Postby Henrybecket » Wed Feb 22, 2017 9:23 pm

Well, it is much to my surprise that I find myself writing this. A couple of evenings ago, I was flicking through a CAMRA leaflet like you do (habits acquired in The Black Boy tend to linger), when I recalled that one of my brothers, I think, told me that Charlie Broadbridge was active in the organisation. I know, I thought, I'll Google him. And within moments I'd stumbled on a link to this website...read of his death...and saw the sad little piece he'd written.
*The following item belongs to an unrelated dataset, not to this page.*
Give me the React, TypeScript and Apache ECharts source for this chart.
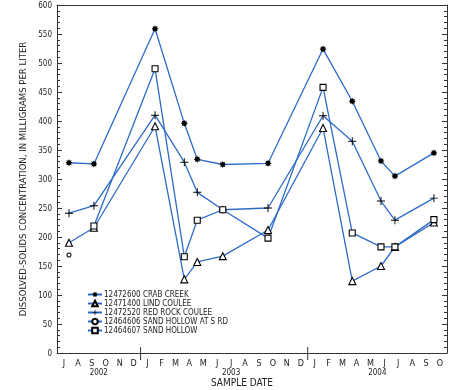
import React, { useEffect, useRef } from "react";
import * as echarts from "echarts";

// Sample dates as months since 1 July 2002
const sampleMonths = [0.86, 2.65, 7.04, 9.14, 10.07, 11.9, 15.15, 19.1, 21.2, 23.26, 24.26, 27.06];
const monthLabels = ["J","A","S","O","N","D","J","F","M","A","M","J","J","A","S","O","N","D","J","F","M","A","M","J","J","A","S","O"];
const yearLabels = ["2002", "2003", "2004"];
const yearCenters = [3, 12.5, 23];
const yearDividers = [6, 18];

const crabCreek = [328, 326, 559, 396, 334, 325, 327, 524, 434, 331, 305, 345];
const lindCoulee = [190, 216, 391, 127, 157, 167, 212, 388, 124, 150, 183, 225];
const redRockCoulee = [241, 254, 410, 329, 277, 247, 250, 409, 365, 262, 229, 267];
const sandHollowSRd = [169, null, null, null, null, null, null, null, null, null, null, null];
const sandHollow = [null, 219, 490, 166, 229, 247, 198, 458, 207, 183, 183, 230];

const seriesNames = [
  "12472600 CRAB CREEK",
  "12471400 LIND COULEE",
  "12472520 RED ROCK COULEE",
  "12464606 SAND HOLLOW AT S RD",
  "12464607 SAND HOLLOW",
];

function starPath(): string {
  const pts: string[] = [];
  const n = 8;
  for (let i = 0; i < n * 2; i++) {
    const r = i % 2 === 0 ? 5 : 3.2;
    const a = (Math.PI * i) / n - Math.PI / 2;
    pts.push(`${(5 + r * Math.cos(a)).toFixed(2)},${(5 + r * Math.sin(a)).toFixed(2)}`);
  }
  return "path://M" + pts.join("L") + "Z";
}
const plusPath = "path://M4.4,0H5.6V4.4H10V5.6H5.6V10H4.4V5.6H0V4.4H4.4Z";

const FONT = "'Liberation Sans Narrow', 'DejaVu Sans Condensed', 'Roboto Condensed', sans-serif";
const LINE = "#2d6bc8";
const AXIS = "#333";

function pair(vals: (number | null)[]) {
  return sampleMonths.map((m, i) => [m, vals[i]]).filter((p) => p[1] !== null);
}

export default function App() {
  const ref = useRef<HTMLDivElement>(null);
  useEffect(() => {
    if (!ref.current) return;
    const chart = echarts.init(ref.current, undefined, { renderer: "svg" });
    const mk = (name: string, vals: (number | null)[], symbol: string, size: number, filled: boolean) => ({
      name,
      type: "line",
      data: pair(vals),
      xAxisIndex: 0,
      yAxisIndex: 0,
      symbol,
      symbolSize: size,
      showAllSymbol: true,
      lineStyle: { color: LINE, width: 1.3 },
      itemStyle: filled
        ? { color: "#000", borderWidth: 0 }
        : { color: "#fff", borderColor: "#000", borderWidth: 1.1 },
      z: 3,
    });
    chart.setOption({
      animation: false,
      grid: { left: 57, top: 5, right: 27, bottom: 37, containLabel: false },
      legend: {
        orient: "vertical",
        left: 87,
        top: 290,
        padding: 0,
        itemWidth: 14,
        itemHeight: 7,
        itemGap: 0,
        data: seriesNames,
        textStyle: { fontFamily: FONT, fontSize: 8, lineHeight: 9, color: "#222", padding: [0, 0, 0, -3] },
      },
      xAxis: [
        {
          type: "value",
          min: 0,
          max: 28,
          show: false,
        },
        {
          type: "category",
          position: "bottom",
          data: monthLabels,
          boundaryGap: true,
          axisLine: { lineStyle: { color: AXIS, width: 1 } },
          axisTick: { inside: true, length: 4, alignWithLabel: false, lineStyle: { color: AXIS } },
          axisLabel: { fontFamily: FONT, fontSize: 9, color: "#222", margin: 5, interval: 0 },
        },
        {
          type: "category",
          position: "top",
          data: monthLabels,
          boundaryGap: true,
          axisLine: { lineStyle: { color: AXIS, width: 1 } },
          axisTick: { inside: true, length: 4, alignWithLabel: false, lineStyle: { color: AXIS } },
          axisLabel: { show: false },
        },
      ],
      yAxis: [
        {
          type: "value",
          min: 0,
          max: 600,
          interval: 50,
          name: "DISSOLVED-SOLIDS CONCENTRATION, IN MILLIGRAMS PER LITER",
          nameLocation: "middle",
          nameGap: 21,
          nameTextStyle: { fontFamily: FONT, fontSize: 9.5, color: "#222" },
          axisLine: { show: true, lineStyle: { color: AXIS, width: 1 } },
          axisTick: { show: true, inside: true, length: 5, lineStyle: { color: AXIS } },
          minorTick: { show: true, splitNumber: 5, length: 3, lineStyle: { color: AXIS } },
          splitLine: { show: false },
          axisLabel: { fontFamily: FONT, fontSize: 8, color: "#222", margin: 5 },
        },
        {
          type: "value",
          min: 0,
          max: 600,
          interval: 50,
          position: "right",
          axisLine: { show: true, lineStyle: { color: AXIS, width: 1 } },
          axisTick: { show: true, inside: true, length: 5, lineStyle: { color: AXIS } },
          minorTick: { show: true, splitNumber: 5, length: 3, lineStyle: { color: AXIS } },
          splitLine: { show: false },
          axisLabel: { show: false },
        },
      ],
      series: [
        mk(seriesNames[0], crabCreek, starPath(), 7, true),
        mk(seriesNames[1], lindCoulee, "triangle", 7, false),
        mk(seriesNames[2], redRockCoulee, plusPath, 8, true),
        mk(seriesNames[3], sandHollowSRd, "circle", 4, false),
        mk(seriesNames[4], sandHollow, "rect", 6, false),
      ],
    });

    const yBase = chart.convertToPixel({ yAxisIndex: 0 }, 0) as number;
    const graphics: any[] = [];
    yearDividers.forEach((m) => {
      const x = chart.convertToPixel({ xAxisIndex: 0 }, m) as number;
      graphics.push({
        type: "line",
        shape: { x1: x, y1: yBase - 6, x2: x, y2: yBase + 7 },
        style: { stroke: AXIS, lineWidth: 1 },
      });
    });
    yearLabels.forEach((t, i) => {
      const x = chart.convertToPixel({ xAxisIndex: 0 }, yearCenters[i]) as number;
      graphics.push({
        type: "text",
        x,
        y: yBase + 19,
        style: { text: t, fontFamily: FONT, fontSize: 8, fill: "#222", align: "center", verticalAlign: "middle" },
      });
    });
    const x0 = chart.convertToPixel({ xAxisIndex: 0 }, 0) as number;
    const x1 = chart.convertToPixel({ xAxisIndex: 0 }, 28) as number;
    graphics.push({
      type: "text",
      x: (x0 + x1) / 2 - 10,
      y: yBase + 29,
      style: { text: "SAMPLE DATE", fontFamily: FONT, fontSize: 10, fill: "#222", align: "center", verticalAlign: "middle" },
    });
    chart.setOption({ graphic: graphics });

    return () => chart.dispose();
  }, []);
  return <div ref={ref} style={{ position: "fixed", left: 0, top: 0, width: 474, height: 390 }} />;
}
I had barely thought of Charlie in decades, though we were in the same form for some years, and with a surname also beginning with a B was frequently sat near him. What an excellent rogue he was - even at 13! And in a period of our lives when we were at our most troublesome - and in an era which more than many inclined to anarchy - he excelled. A lot of us were rather in awe of him...an early developer if ever there was one in one sense of the word...

It was in the Lower Fifth - typically, I suspect - that it all went a bit haywire, culminating in his (talked about in hushed tones) enforced disappearance. What a scandal, we surmised. I recollect that it was triggered by an "unfortunate incident" involving the equally unfortunately-named matron, Mrs T Cocksedge, and a body part aptly named very similarly. But before then, one of the two lady teachers had witnessed something else highly amusing - we thought - involving other somewhat adjacent body parts...a biro... and the then highly-current name Diana Rigg. I've dined out on these anecdotes for decades and maintain the hope that Charlie had too.

Teenaged boys can be stupid, unaware, naive, thoughtless...but my recollection is if of little malice. I don't mean to be disrespectful, but in the late Sixties (and with a regime at the RGS that seemed to us very much at odds with the overall direction of travel...not, I hasten to add, in respect of the excellent education) to many of us, much of the time, Charlie had the status of a thoroughly likeable anti-hero with a great turn of phrase. I'm sorry he's gone.